Good civic cultural spaces share common design principles with effective co-working environments: clear wayfinding, varied seating for different needs, reliable connectivity, calm acoustics, and spaces that encourage respectful social interaction. Their impact is often measured less by ticket sales and more by repeat use, social inclusion, and the strength of local networks formed in shared rooms.

Festivals, pop-ups, and meanwhile culture

Coventry’s cultural calendar includes festivals and temporary events that activate streets, parks, and underused buildings. Pop-up galleries, outdoor performance, projection art, and community parades can widen participation by meeting people where they already are. Meanwhile use—short-term occupation of vacant retail units or industrial spaces—can provide affordable platforms for early-stage organisations and artists, while bringing footfall and visibility to transitional neighbourhoods.

For organisers, these formats require strong operational planning: permissions and licensing, stewarding, noise management, accessible viewing areas, and contingency plans for weather. They also require careful partnership with residents and businesses so that cultural activation feels collaborative rather than imposed.

How venues support creative work: from backstage to community programmes

Cultural venues are not only presentation spaces; they are workplaces with their own production ecologies. Backstage areas, workshops, dressing rooms, tech booths, loading bays, storage, and staff offices enable everything audiences see. Many venues also provide rehearsal rooms, recording facilities, and co-commissioning arrangements, supporting the creation of new work rather than only hosting finished productions.

Community programmes are another key mechanism. Youth theatres, choirs, dance groups, volunteering pathways, and outreach sessions with schools can strengthen local skills and confidence.
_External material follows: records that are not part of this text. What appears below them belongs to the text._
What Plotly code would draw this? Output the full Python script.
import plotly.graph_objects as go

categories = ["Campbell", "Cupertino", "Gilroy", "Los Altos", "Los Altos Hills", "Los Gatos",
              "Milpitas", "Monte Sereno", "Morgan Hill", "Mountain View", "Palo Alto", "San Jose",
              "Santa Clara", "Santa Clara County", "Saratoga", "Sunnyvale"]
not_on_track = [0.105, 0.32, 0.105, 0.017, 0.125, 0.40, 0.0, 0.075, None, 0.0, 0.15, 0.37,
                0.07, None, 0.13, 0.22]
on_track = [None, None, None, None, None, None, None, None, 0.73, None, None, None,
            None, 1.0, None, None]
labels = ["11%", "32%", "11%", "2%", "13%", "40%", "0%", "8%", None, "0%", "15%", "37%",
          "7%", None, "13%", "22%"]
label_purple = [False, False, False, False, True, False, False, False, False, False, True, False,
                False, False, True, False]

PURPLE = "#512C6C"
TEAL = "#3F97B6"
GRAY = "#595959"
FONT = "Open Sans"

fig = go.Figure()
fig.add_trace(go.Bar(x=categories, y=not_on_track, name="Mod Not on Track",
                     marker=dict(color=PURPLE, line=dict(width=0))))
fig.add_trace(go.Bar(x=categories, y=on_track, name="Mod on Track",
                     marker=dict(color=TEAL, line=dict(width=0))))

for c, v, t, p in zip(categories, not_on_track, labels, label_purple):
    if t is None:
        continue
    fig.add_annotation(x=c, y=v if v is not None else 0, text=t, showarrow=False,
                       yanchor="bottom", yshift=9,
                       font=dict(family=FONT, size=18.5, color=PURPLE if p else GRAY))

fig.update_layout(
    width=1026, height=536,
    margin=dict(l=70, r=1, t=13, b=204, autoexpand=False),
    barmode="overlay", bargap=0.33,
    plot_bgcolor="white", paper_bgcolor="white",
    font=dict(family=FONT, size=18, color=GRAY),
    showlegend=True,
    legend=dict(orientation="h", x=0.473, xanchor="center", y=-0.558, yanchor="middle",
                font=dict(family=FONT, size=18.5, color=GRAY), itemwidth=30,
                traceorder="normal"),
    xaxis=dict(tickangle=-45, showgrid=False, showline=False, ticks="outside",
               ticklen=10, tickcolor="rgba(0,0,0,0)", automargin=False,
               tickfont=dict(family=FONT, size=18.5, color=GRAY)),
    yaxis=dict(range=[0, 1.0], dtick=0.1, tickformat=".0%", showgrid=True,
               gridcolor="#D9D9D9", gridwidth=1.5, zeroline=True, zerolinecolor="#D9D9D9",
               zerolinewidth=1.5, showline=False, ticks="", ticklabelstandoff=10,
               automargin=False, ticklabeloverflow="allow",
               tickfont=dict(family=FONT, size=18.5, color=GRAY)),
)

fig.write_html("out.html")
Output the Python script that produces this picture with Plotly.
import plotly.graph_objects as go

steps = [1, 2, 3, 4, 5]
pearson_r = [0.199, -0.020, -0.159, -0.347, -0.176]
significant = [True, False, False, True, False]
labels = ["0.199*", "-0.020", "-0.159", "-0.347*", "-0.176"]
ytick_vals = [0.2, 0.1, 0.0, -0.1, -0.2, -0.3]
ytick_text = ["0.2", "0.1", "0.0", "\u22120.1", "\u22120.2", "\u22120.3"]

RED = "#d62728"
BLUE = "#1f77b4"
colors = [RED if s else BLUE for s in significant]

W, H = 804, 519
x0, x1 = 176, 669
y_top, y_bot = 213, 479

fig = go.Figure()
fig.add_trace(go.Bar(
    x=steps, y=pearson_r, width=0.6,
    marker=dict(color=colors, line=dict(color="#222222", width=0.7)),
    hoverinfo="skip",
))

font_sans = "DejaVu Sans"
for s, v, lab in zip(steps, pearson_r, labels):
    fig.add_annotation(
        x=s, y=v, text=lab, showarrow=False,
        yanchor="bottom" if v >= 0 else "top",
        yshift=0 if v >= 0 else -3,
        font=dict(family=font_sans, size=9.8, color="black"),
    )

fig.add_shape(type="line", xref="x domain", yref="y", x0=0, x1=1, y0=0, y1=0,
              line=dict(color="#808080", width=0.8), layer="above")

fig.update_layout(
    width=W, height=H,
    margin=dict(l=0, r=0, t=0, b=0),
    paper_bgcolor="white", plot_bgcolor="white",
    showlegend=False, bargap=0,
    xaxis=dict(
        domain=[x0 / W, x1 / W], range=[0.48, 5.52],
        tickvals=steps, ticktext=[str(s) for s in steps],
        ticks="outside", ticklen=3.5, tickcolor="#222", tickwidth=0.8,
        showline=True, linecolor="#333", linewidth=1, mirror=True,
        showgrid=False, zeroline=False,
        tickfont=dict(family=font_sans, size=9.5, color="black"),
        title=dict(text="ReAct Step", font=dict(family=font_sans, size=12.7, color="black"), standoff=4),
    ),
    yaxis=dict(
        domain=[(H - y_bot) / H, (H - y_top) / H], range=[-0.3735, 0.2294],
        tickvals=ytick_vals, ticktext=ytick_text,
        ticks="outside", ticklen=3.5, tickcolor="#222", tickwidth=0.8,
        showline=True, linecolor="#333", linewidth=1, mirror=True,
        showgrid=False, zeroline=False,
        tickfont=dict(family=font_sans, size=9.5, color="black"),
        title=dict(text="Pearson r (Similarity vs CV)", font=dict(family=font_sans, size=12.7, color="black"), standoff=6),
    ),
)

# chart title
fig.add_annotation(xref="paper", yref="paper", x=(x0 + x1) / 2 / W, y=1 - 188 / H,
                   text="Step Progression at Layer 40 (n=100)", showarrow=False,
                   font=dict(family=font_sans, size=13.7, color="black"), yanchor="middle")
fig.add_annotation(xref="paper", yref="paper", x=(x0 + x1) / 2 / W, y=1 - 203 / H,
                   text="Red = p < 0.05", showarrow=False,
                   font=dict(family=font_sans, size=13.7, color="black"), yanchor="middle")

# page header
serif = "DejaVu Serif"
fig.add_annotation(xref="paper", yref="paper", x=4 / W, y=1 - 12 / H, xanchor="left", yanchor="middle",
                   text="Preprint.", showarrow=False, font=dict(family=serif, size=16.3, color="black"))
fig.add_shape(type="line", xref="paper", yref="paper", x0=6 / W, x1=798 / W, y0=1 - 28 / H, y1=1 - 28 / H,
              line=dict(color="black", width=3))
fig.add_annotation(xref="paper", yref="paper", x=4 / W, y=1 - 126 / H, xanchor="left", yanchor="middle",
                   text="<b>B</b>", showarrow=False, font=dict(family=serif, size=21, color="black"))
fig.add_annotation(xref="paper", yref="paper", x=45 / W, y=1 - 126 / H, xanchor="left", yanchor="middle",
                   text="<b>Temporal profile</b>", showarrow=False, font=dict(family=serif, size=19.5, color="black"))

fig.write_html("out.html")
Over time, this builds a pipeline of practitioners and audiences, which is especially important for sustaining smaller venues and ensuring that local cultural life reflects the diversity of Coventry’s communities.

Governance, funding, and partnerships

Most cultural venues rely on mixed funding models, typically combining ticket income, commercial hires, public subsidy, philanthropy, and project grants. Each model influences programming decisions and risk tolerance: earned-income reliance can favour popular programming, while public funding often carries obligations around access, education, and community benefit. Governance structures—charities, trusts, local authority ownership, universities, or private operators—shape strategic priorities, accountability, and long-term maintenance planning.
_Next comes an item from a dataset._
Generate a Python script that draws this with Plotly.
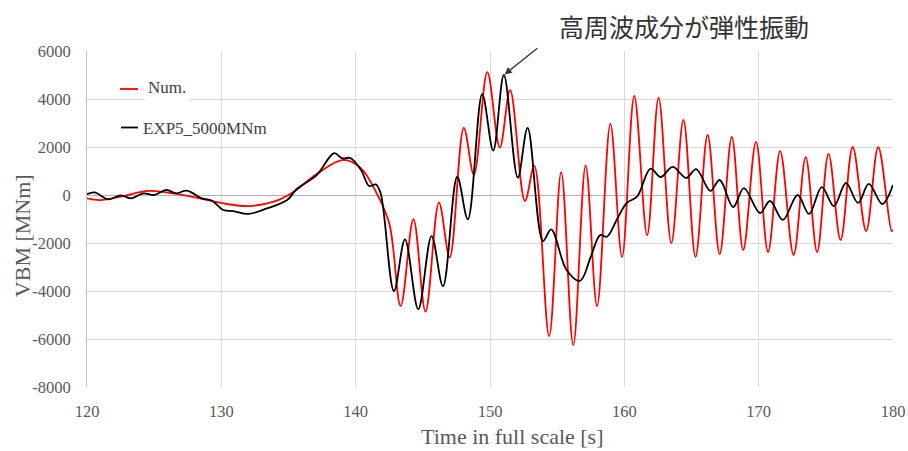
import plotly.graph_objects as go

# Numerical simulation (red) – time [s] and vertical bending moment [MNm]
num_t = [120.0, 121.0, 122.5, 124.6, 126.4, 128.4, 130.4, 132.1, 133.9, 135.4,
         137.1, 139.1, 140.4, 141.5, 142.5, 143.35, 144.3, 145.2, 146.2, 147.0,
         148.05, 148.8, 149.8, 150.73, 151.5, 152.6, 153.3, 154.4, 155.3, 156.2,
         157.12, 157.97, 158.96, 159.83, 160.74, 161.7, 162.55, 163.5, 164.4, 165.3,
         166.2, 167.1, 168.0, 168.85, 169.8, 170.7, 171.6, 172.6, 173.5, 174.35,
         175.2, 176.1, 177.0, 178.0, 178.9, 179.9, 180.0]
num_v = [-140, -210, -70, 170, 70, -140, -375, -460, -280, 140,
         875, 1460, 1110, 140, -1180, -4625, -1010, -4860, -320, -2600,
         2800, 850, 5120, 1970, 4370, -250, 1210, -5875, 950, -6250,
         1230, -4625, 2960, -2580, 4125, -1670, 4060, -2000, 3125, -2580,
         2500, -2460, 2420, -2290, 2210, -2375, 1830, -2500, 1580, -2375,
         1710, -1875, 2000, -1500, 2000, -1500, -1450]

# Experiment EXP5 (black)
exp_t = [120.0, 120.55, 121.6, 122.5, 123.3, 124.2, 125.0, 125.9, 126.64, 127.43,
         128.55, 129.3, 130.16, 130.9, 132.0, 133.4, 134.9, 135.6, 137.1, 138.39,
         139.0, 139.6, 140.4, 141.0, 141.5, 141.86, 142.85, 143.67, 144.66, 145.65,
         146.5, 147.56, 148.35, 149.42, 150.24, 151.03, 152.07, 152.8, 153.95, 154.55,
         155.7, 156.7, 157.5, 158.2, 158.7, 159.5, 160.2, 160.95, 161.95, 162.7,
         163.6, 164.6, 165.35, 166.4, 167.1, 168.1, 168.9, 170.1, 170.85, 171.8,
         172.9, 173.75, 174.7, 175.6, 176.5, 177.4, 178.2, 179.2, 180.0]
exp_v = [30, 110, -180, -15, -140, 70, 0, 210, 70, 180,
         -140, -240, -625, -670, -790, -560, -210, 240, 830, 1740,
         1530, 1540, 1040, 375, 440, 70, -4000, -1850, -4760, -1710,
         -3800, 760, -1010, 4200, 1850, 5000, 720, 2800, -1920, -1430,
         -3125, -3580, -2580, -1670, -1740, -960, -320, -70, 1100, 750,
         1170, 710, 1080, 170, 625, -500, 290, -750, -250, -1040,
         0, -790, 330, -460, 500, -330, 460, -375, 420]

x_ticks = [120, 130, 140, 150, 160, 170, 180]
x_tick_labels = ["120", "130", "140", "150", "160", "170", "180"]
y_ticks = [-8000, -6000, -4000, -2000, 0, 2000, 4000, 6000]
y_tick_labels = ["-8000", "-6000", "-4000", "-2000", "0", "2000", "4000", "6000"]

series_names = ["Num.", "EXP5_5000MNm"]
series_colors = ["#ff0000", "#000000"]
note_text = "高周波成分が弾性振動"
peak_t, peak_v = 151.03, 5000  # elastic-vibration peak of the experiment

SERIF = "Liberation Serif, Times New Roman, serif"
GREY = "#595959"

fig = go.Figure()
fig.add_trace(go.Scatter(x=num_t, y=num_v, mode="lines", name=series_names[0],
                         line=dict(color=series_colors[0], width=1.8, shape="spline", smoothing=1.0)))
fig.add_trace(go.Scatter(x=exp_t, y=exp_v, mode="lines", name=series_names[1],
                         line=dict(color=series_colors[1], width=1.8, shape="spline", smoothing=1.0)))

annotations = [
    # axis titles
    dict(text="VBM [MNm]", xref="paper", yref="paper", x=-0.0806, y=0.449,
         xanchor="center", yanchor="middle",
         textangle=-90, showarrow=False, font=dict(family=SERIF, size=22, color=GREY)),
    dict(text="Time in full scale [s]", xref="paper", yref="paper", x=0.5285, y=-0.1488,
         xanchor="center", yanchor="middle",
         showarrow=False, font=dict(family=SERIF, size=22, color=GREY)),
    # callout
    dict(text=note_text, xref="paper", yref="paper", x=0.7407, y=1.0744,
         xanchor="center", yanchor="middle", showarrow=False,
         font=dict(family="Noto Sans CJK JP", size=25, color="#333333")),
    dict(text="", x=peak_t, y=peak_v, xref="x", yref="y", showarrow=True,
         ax=35, ay=-28, arrowhead=2, arrowsize=1.1, arrowwidth=1.3, arrowcolor="#333333",
         standoff=1),
    # legend entries
    dict(text=series_names[0], xref="paper", yref="paper", x=0.0707, y=0.8899,
         xanchor="left", yanchor="middle", showarrow=False, bgcolor="white", borderpad=3,
         font=dict(family=SERIF, size=17, color="#404040")),
    dict(text=series_names[1], xref="paper", yref="paper", x=0.067, y=0.7708,
         xanchor="left", yanchor="middle", showarrow=False,
         font=dict(family=SERIF, size=17, color="#404040")),
]

shapes = [
    dict(type="line", xref="paper", yref="paper", x0=0.0409, x1=0.0633, y0=0.8869, y1=0.8869,
         line=dict(color=series_colors[0], width=1.8)),
    dict(type="line", xref="paper", yref="paper", x0=0.0422, x1=0.0633, y0=0.7723, y1=0.7723,
         line=dict(color=series_colors[1], width=1.8)),
]

fig.update_layout(
    width=908, height=451,
    margin=dict(l=87, r=15, t=51, b=64, autoexpand=False),
    paper_bgcolor="white", plot_bgcolor="white",
    showlegend=False,
    annotations=annotations,
    shapes=shapes,
    xaxis=dict(range=[120, 180], tickvals=x_ticks, ticktext=x_tick_labels,
               showgrid=True, gridcolor="#d9d9d9", gridwidth=1, zeroline=False,
               showline=False, ticks="", ticklabelstandoff=12, automargin=False,
               tickfont=dict(family=SERIF, size=16.5, color=GREY)),
    yaxis=dict(range=[-8000, 6000], tickvals=y_ticks, ticktext=y_tick_labels,
               showgrid=True, gridcolor="#d9d9d9", gridwidth=1,
               zeroline=True, zerolinecolor="#b3b3b3", zerolinewidth=1,
               showline=True, linecolor="#bfbfbf", linewidth=1, ticks="",
               ticklabelstandoff=12, automargin=False,
               tickfont=dict(family=SERIF, size=16.5, color=GREY)),
)

fig.write_html("out.html")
Partnerships are increasingly central. Venues collaborate with schools, community organisations, universities, health providers, and local councils on projects that connect culture to wellbeing, skills, and place-making. These collaborations can create “wraparound value” where a performance or exhibition becomes part of a wider local initiative, rather than a standalone event.

Visiting and engaging responsibly: practical considerations

For visitors, understanding a venue’s offer includes more than checking a listings page. Access information (step-free routes, hearing assistance, relaxed performances), transport links, and onsite facilities can shape whether cultural participation is comfortable and sustainable. Many venues provide free foyer spaces, exhibitions, or open days, which can be good entry points for first-time visitors.
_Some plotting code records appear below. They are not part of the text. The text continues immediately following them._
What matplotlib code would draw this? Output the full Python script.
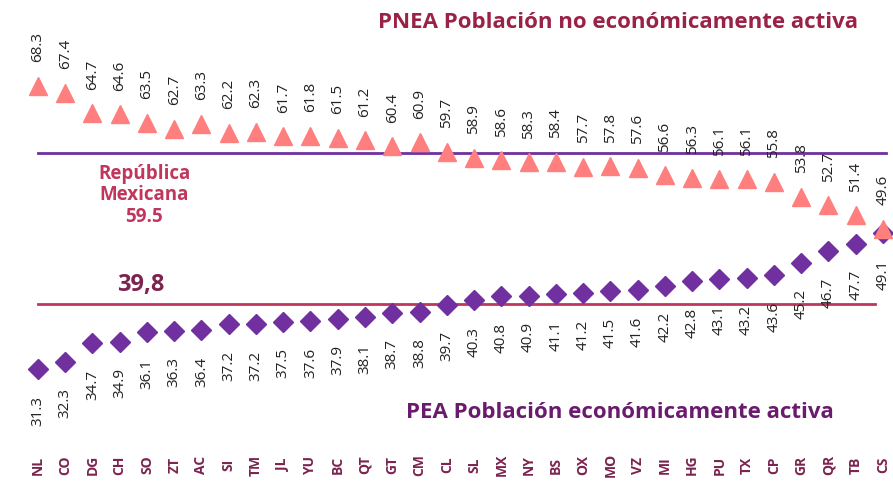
import matplotlib.pyplot as plt
import matplotlib.transforms as mtransforms

plt.rcParams["font.family"] = ["Open Sans", "DejaVu Sans"]

estados = ["NL", "CO", "DG", "CH", "SO", "ZT", "AC", "SI", "TM", "JL", "YU", "BC",
           "QT", "GT", "CM", "CL", "SL", "MX", "NY", "BS", "OX", "MO", "VZ", "MI",
           "HG", "PU", "TX", "CP", "GR", "QR", "TB", "CS"]
pnea = [68.3, 67.4, 64.7, 64.6, 63.5, 62.7, 63.3, 62.2, 62.3, 61.7, 61.8, 61.5,
        61.2, 60.4, 60.9, 59.7, 58.9, 58.6, 58.3, 58.4, 57.7, 57.8, 57.6, 56.6,
        56.3, 56.1, 56.1, 55.8, 53.8, 52.7, 51.4, 49.6]
pea = [31.3, 32.3, 34.7, 34.9, 36.1, 36.3, 36.4, 37.2, 37.2, 37.5, 37.6, 37.9,
       38.1, 38.7, 38.8, 39.7, 40.3, 40.8, 40.9, 41.1, 41.2, 41.5, 41.6, 42.2,
       42.8, 43.1, 43.2, 43.6, 45.2, 46.7, 47.7, 49.1]
pnea_nacional = 59.5
pea_nacional = 39.8

x = list(range(len(estados)))

fig = plt.figure(figsize=(8.93, 4.88), dpi=100)
ax = fig.add_axes([0, 0, 1, 1])
ax.set_xlim(-1.39, 31.37)
ax.set_ylim(15.8, 79.5)
ax.axis("off")

# lineas de referencia nacionales
ax.plot([0, 31.1], [pnea_nacional] * 2, color="#7030A0", lw=2, zorder=1)
ax.plot([0, 30.7], [pea_nacional] * 2, color="#C0365C", lw=2, zorder=1)

ax.plot(x, pea, "D", color="#7030A0", markersize=10, zorder=2)
ax.plot(x, pnea, "^", color="#FF7F7F", markersize=13, zorder=3)

for i in x:
    ax.annotate(f"{pnea[i]:.1f}", (i, pnea[i]), xytext=(0, 17), textcoords="offset points",
                rotation=90, ha="center", va="bottom", fontsize=11, color="#222222")
    ax.annotate(f"{pea[i]:.1f}", (i, pea[i]), xytext=(0, -19), textcoords="offset points",
                rotation=90, ha="center", va="top", fontsize=11, color="#222222")

trans = mtransforms.blended_transform_factory(ax.transData, ax.transAxes)
for i, e in enumerate(estados):
    ax.text(i, 0.047, e, transform=trans, rotation=90, ha="center", va="center",
            fontsize=10, fontweight="bold", color="#7B2450")

ax.text(618 / 893, 1 - 22 / 488, "PNEA Población no económicamente activa",
        transform=ax.transAxes, ha="center", va="center", fontsize=16,
        fontweight="bold", color="#9B2247")
ax.text(620 / 893, 1 - 412 / 488, "PEA Población económicamente activa",
        transform=ax.transAxes, ha="center", va="center", fontsize=16,
        fontweight="bold", color="#6A1B6E")
ax.text(144 / 893, 1 - 195 / 488, "República\nMexicana\n59.5",
        transform=ax.transAxes, ha="center", va="center", fontsize=13.5,
        fontweight="bold", color="#C0365C", linespacing=1.1)
ax.text(141 / 893, 1 - 285 / 488, "39,8", transform=ax.transAxes, ha="center",
        va="center", fontsize=17, fontweight="bold", color="#7B2450")

fig.savefig("out.png", dpi=100)
plt.close(fig)
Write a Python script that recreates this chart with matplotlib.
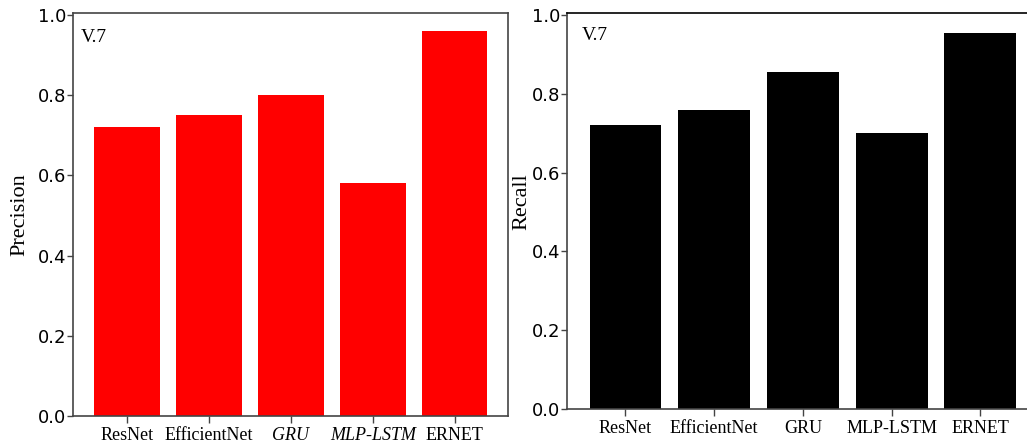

For residents, the most durable way to strengthen cultural life is regular participation: attending events, joining community ensembles, volunteering, responding to public consultations, and supporting smaller organisations as well as flagship institutions. Over time, cultural venues become stronger when they function like well-run communal spaces—places where people return, recognise each other, and feel a shared responsibility for keeping the city’s cultural “rooms” open and welcoming.